As a counterpoint, I did a trip around the US last year and stayed in over 30 establishments, not that’s a representative sample but that’s all I got. About half were “park the car in front of the door” motels and I didn’t have a disturbed night’s sleep in any of them. Some would have been 20 or more years old, most wouldn’t. Nor with the “motel with lobby” variant for that matter.
Wow, I’ve driven by that place all my life and never realized it had a full bar inside. Huh.
Now, it’s a very generic looking Galaxy Inn
I’m old enough to remember when Rodeway Inns were once on par with Holiday Inns. Likewise, Ramada Inns but now their hotels also tend to be sketchy.
Speaking of which, I found this ash tray at an antique store a few years ago (I know, an ash tray probably isn’t technically “ephemera”).
Holiday Inn hasn’t used that logo since around 1982, so it’s got to be older than that. I’m guessing 1970s.
Wow, I had no idea. The two I’ve stayed at are so disgusting, and seemingly teeming with criminals that it’s hard to view them as having a brighter past. The one in Seatac had a dirty full-sized fridge in it and so many stains that appeared to be blood and other bodily fluids on the carpet and bedding that we decided to sleep on top, fully clothed. I was so tired when I rode into the Billings location (long motorcycle ride through a very windy WY) that I didn’t notice the several broke down cars in the lot. I’ve now fully learned my lesson.
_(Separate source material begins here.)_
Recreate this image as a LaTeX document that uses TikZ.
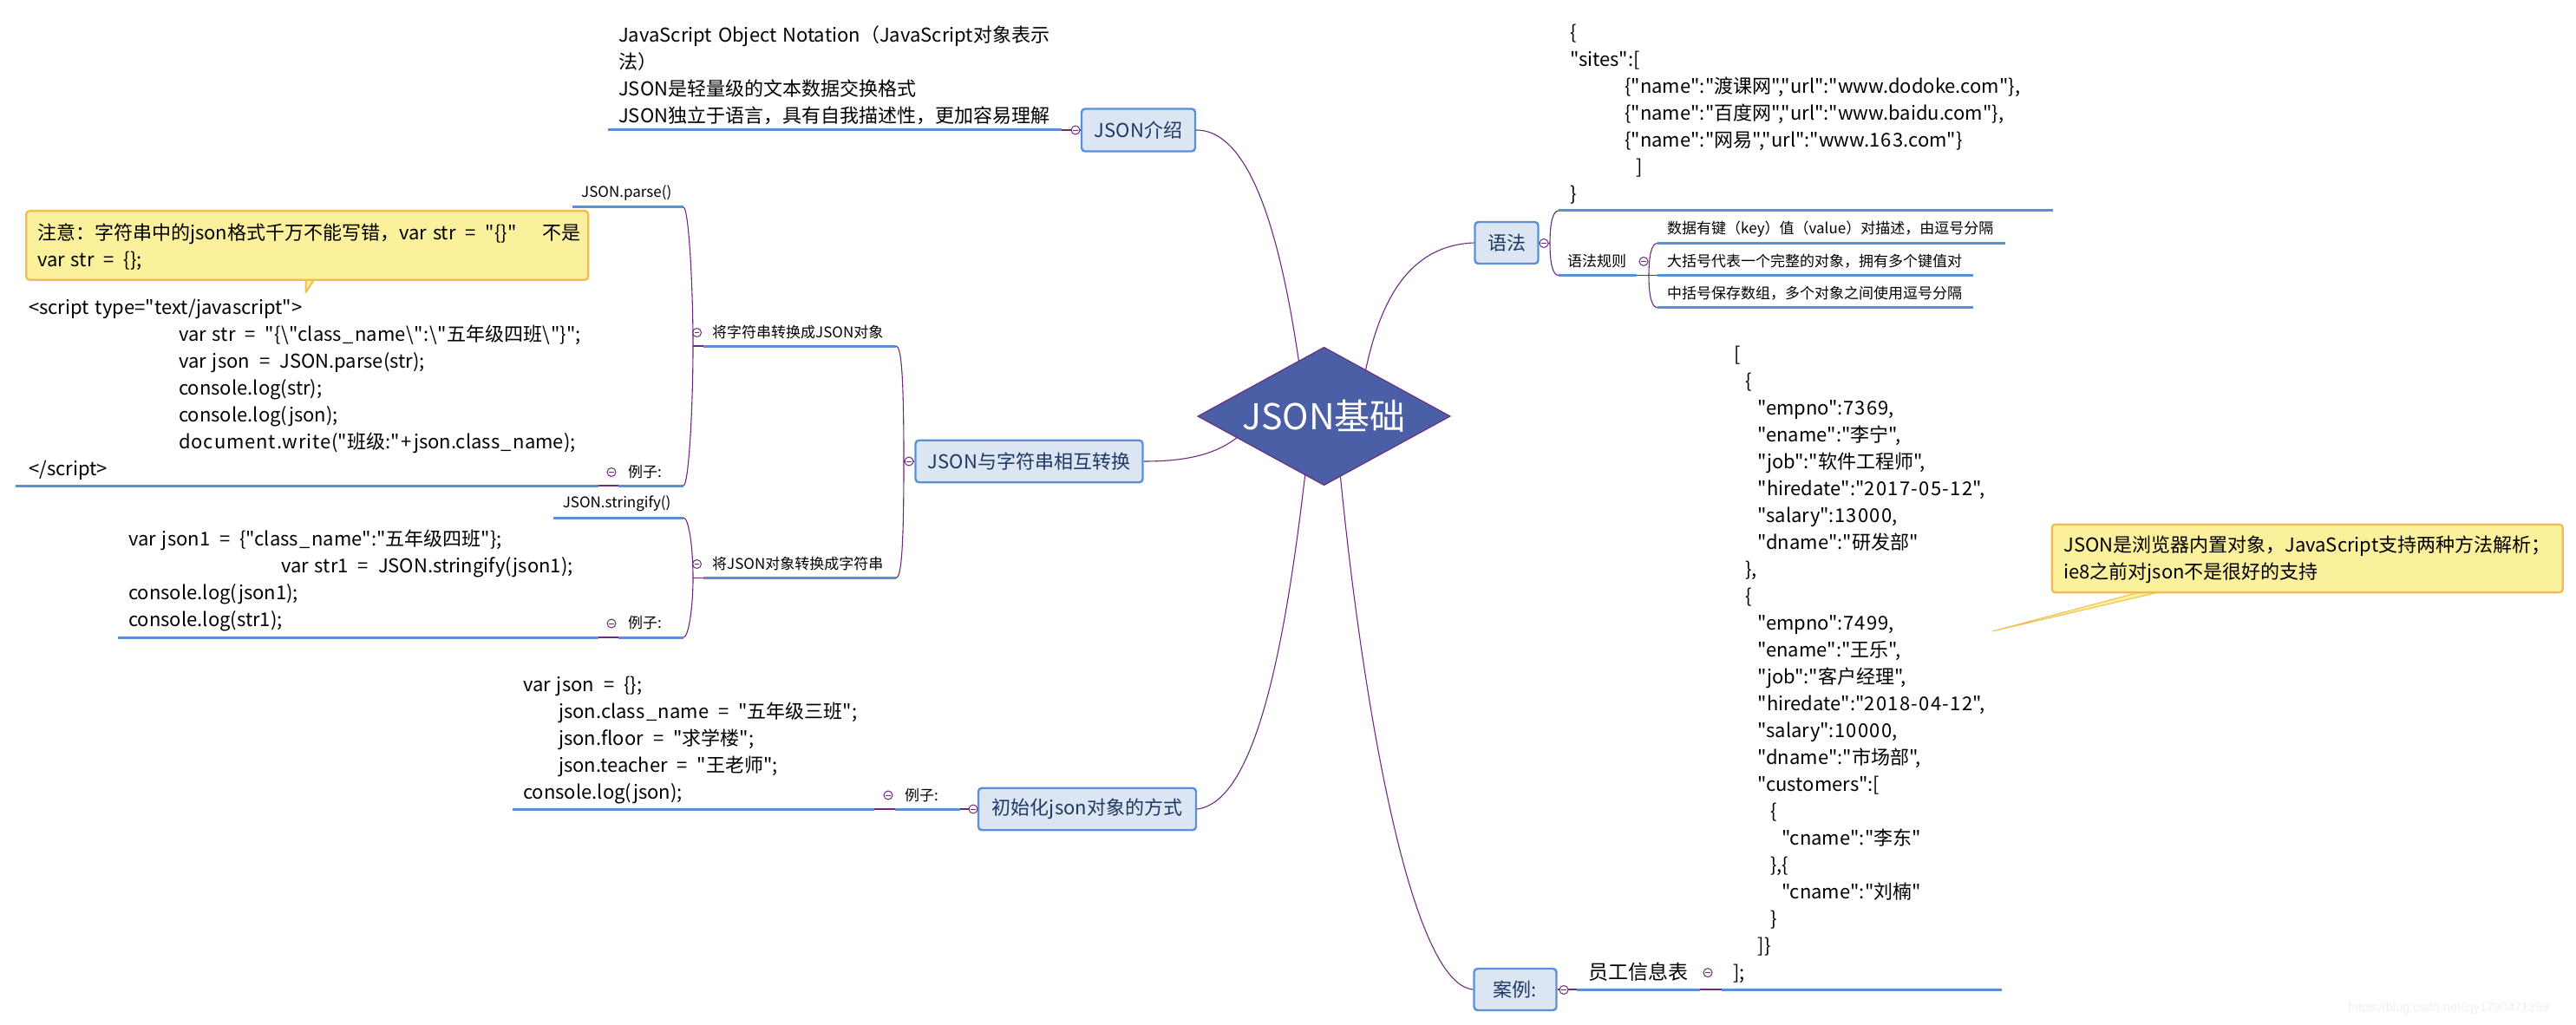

The places you stayed likely were not originally Rodeway or Ramada Inns. They were independent motels built more than 50 years ago and later acquired by the parent company that holds the rights to the Rodeway Inn name. Hotel and motel chains have been exchanged among numerous large business entities so many times over the last 40 years that most haven’t resembled what they were originally for a long time. In the case of Rodeway, Ramada, and other formerly mid-level chains and franchises, the only things that remain are their names and the nostalgic memories of people over the age of 45 who remember family trips with overnight stays at one of their bland but clean, quiet, and safe hotels.
Incidentally, for those Dopers who’ve traveled in the Western U.S., does it seem to you that Red Lion Inns have slid downhill over the last 15-20 years?